Clinton friend had outsized role in advising on US politics

WASHINGTON/NEW YORK (Reuters) - A longtime friend of Hillary Clinton played an outsized role in advising her on U.S. politics and even encouraged the then-secretary of state to exert influence over senior White House staff.

The State Department released emails on Monday that showed adviser Sid Blumenthal sent Clinton exhaustive memos on both foreign and domestic issues despite holding no formal government position.

Her close links to Blumenthal, a former aide to President Bill Clinton, could rebound on the former first lady as she runs for the Democratic nomination for the November 2016 presidential election.

She is under pressure for using a private email account instead of a government one when she served as America’s top diplomat from 2009-2013. Political opponents accuse her of sidestepping laws on transparency and record-keeping.

Under orders from a judge, the State Department released a new batch of 7,000 pages of Clinton emails from that period, casting some light on how she handled her job.

Taking a more active role in advising Clinton than was previously known, Blumenthal wrote frequently with opinions on foreign issues like the Middle East but also about U.S. politics as the 2010 midterm elections approached.

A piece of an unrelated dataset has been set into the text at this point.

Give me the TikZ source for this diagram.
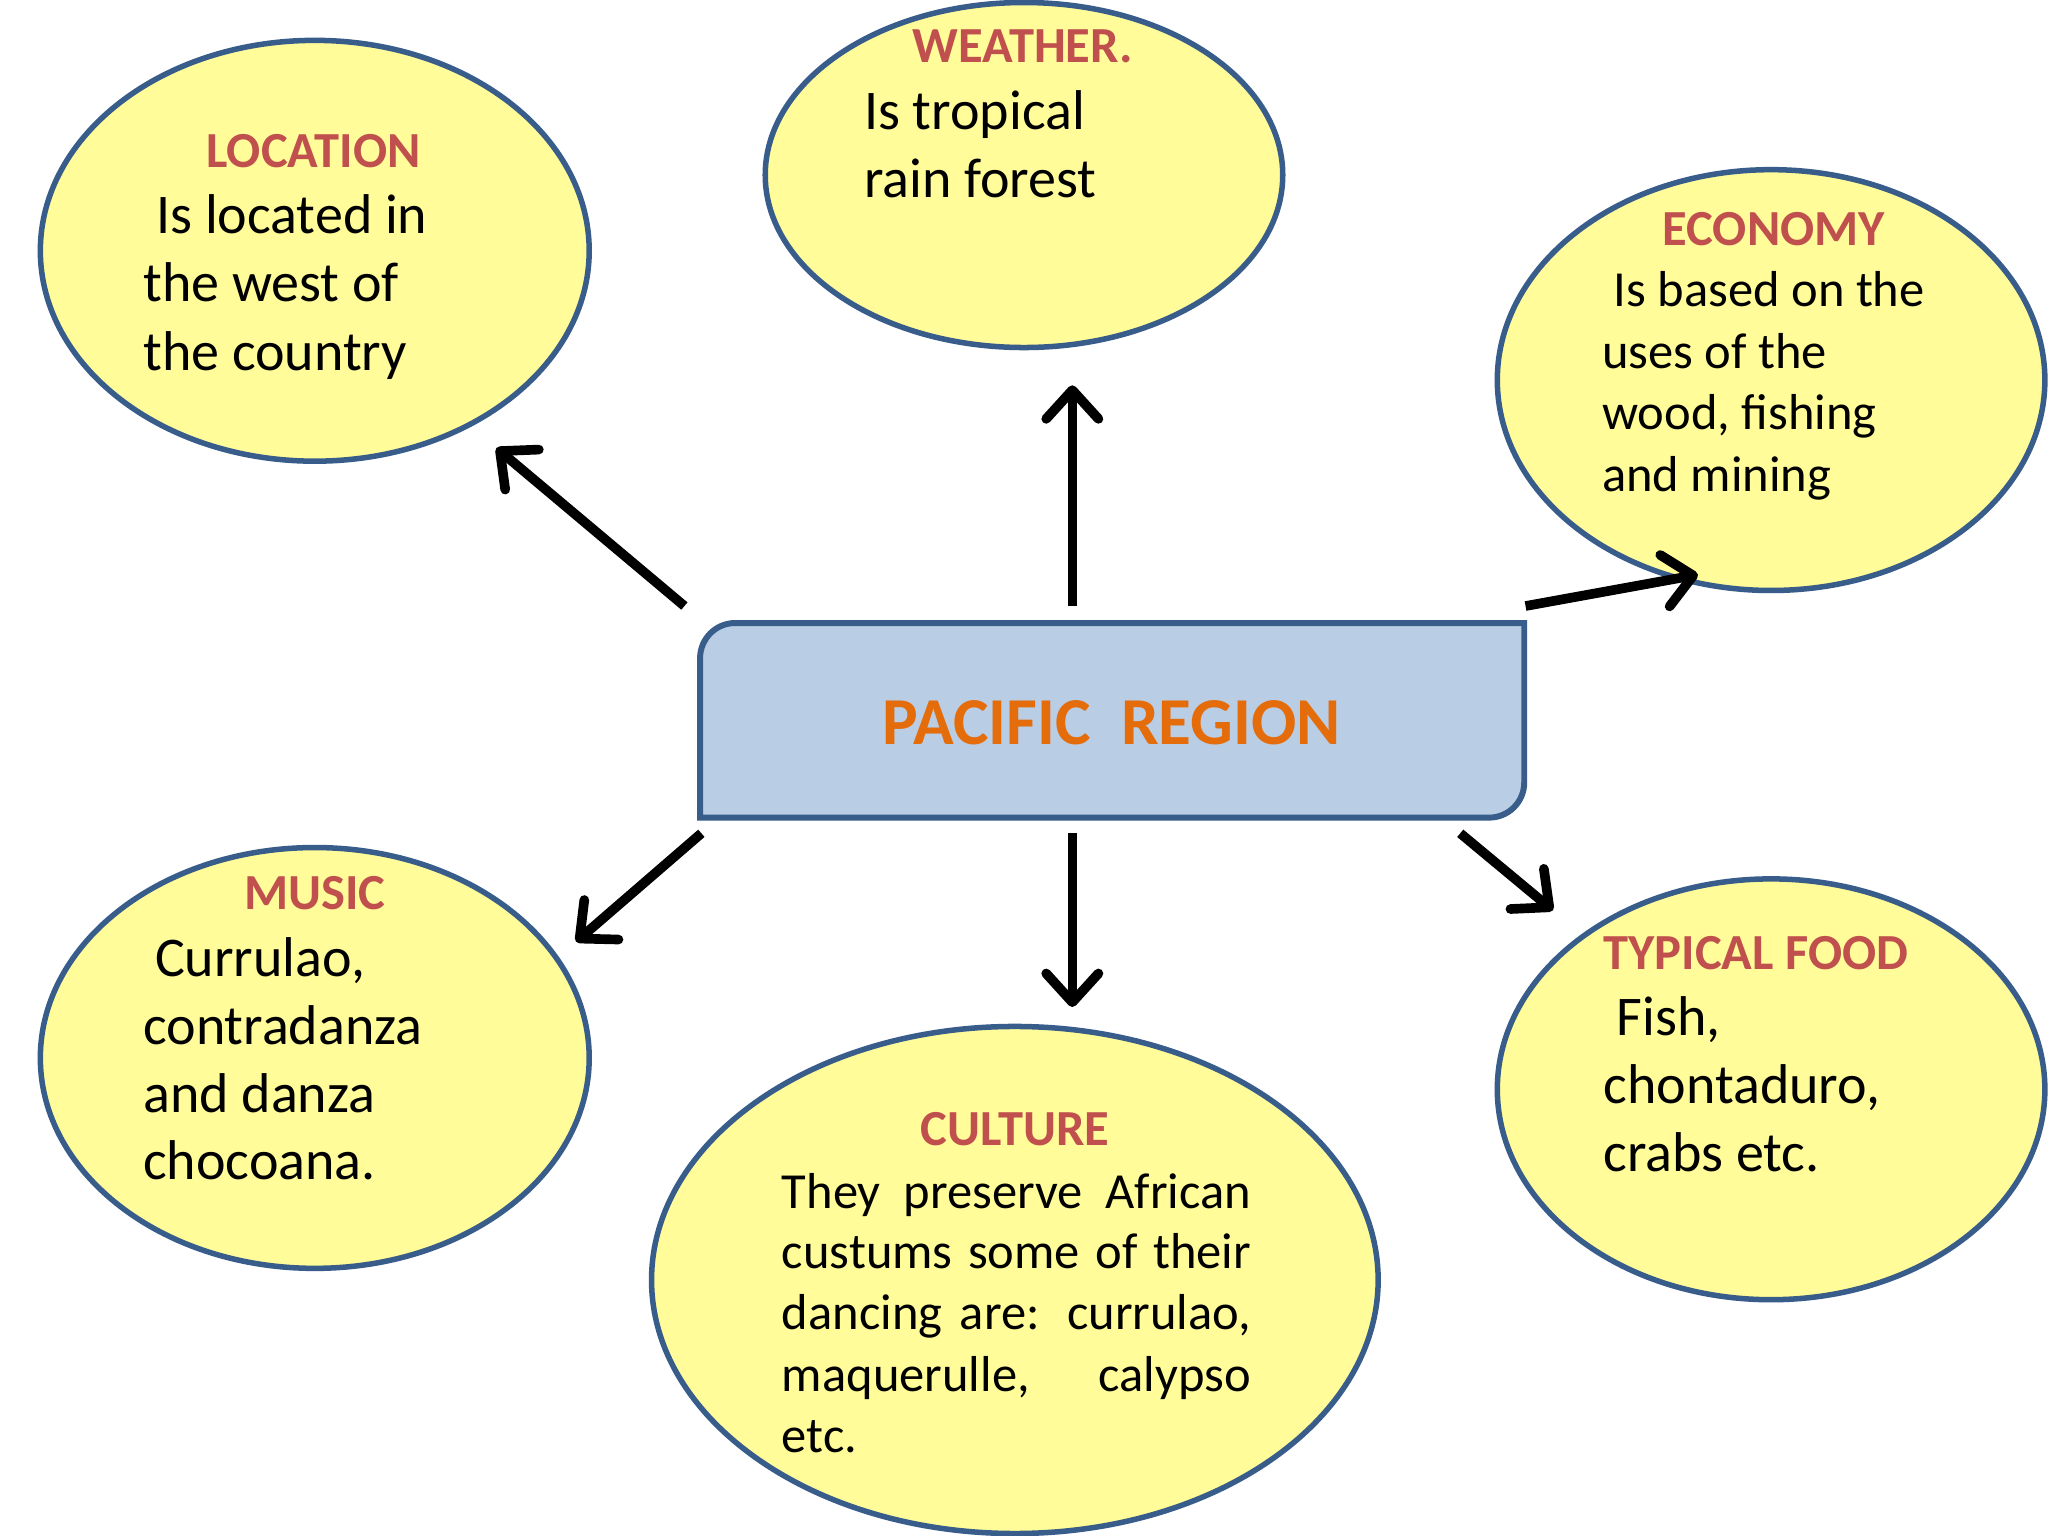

Blumenthal, a former journalist, asked Clinton and her husband to take a public stance against Tea Party Republicans.

“Urgently, the momentum of the far right needs to be blunted; it must be redefined; the political discussion must be shaped and shifted,” he wrote.

Also in 2010, Blumenthal encouraged Clinton to have the White House “rein in” Obama’s senior advisor, David Axelrod, for straying too much into the foreign policy area.

“Axelrod has enough to do fixing the domestic messes he’s made,” Blumenthal wrote, telling Clinton which of her aides should speak to a senior White House staffer about the issue.

Republicans in Congress have sought to put a spotlight on Blumenthal’s influence over Clinton on Libya as it descended into chaos in 2011. They say it was inappropriate for a personal friend with no official role to be advising a secretary of state

on detailed policy matters that are often sensitive.

In May, Clinton said Blumenthal’s advice helped her avoid being “caught in the bubble” of official information.

In an August 2010 series of emails about negotiations between Palestinians and Israel, Blumenthal offered Clinton advice on dealing with Israeli Prime Minister Benjamin Netanyahu. “Don’t operate from blank slate or allow Bibi to set the terms,” Blumenthal wrote.

As a measure of the breadth of issues on which Blumenthal was advising Clinton, in December 2009 he offered his thoughts about the implications of an assault on former Italian Prime Minister Silvio Berlusconi. Blumenthal emphasized that he thought it would be important for Obama to call Berlusconi to “express his concern about his health and wish him a speedy recovery, if he hasn’t done so already.”

The State Department said on Monday that about 150 more of Clinton’s work emails have recently been designated as containing classified information.

Clinton has said she sent no information via email that was classified at the time and received none marked that way.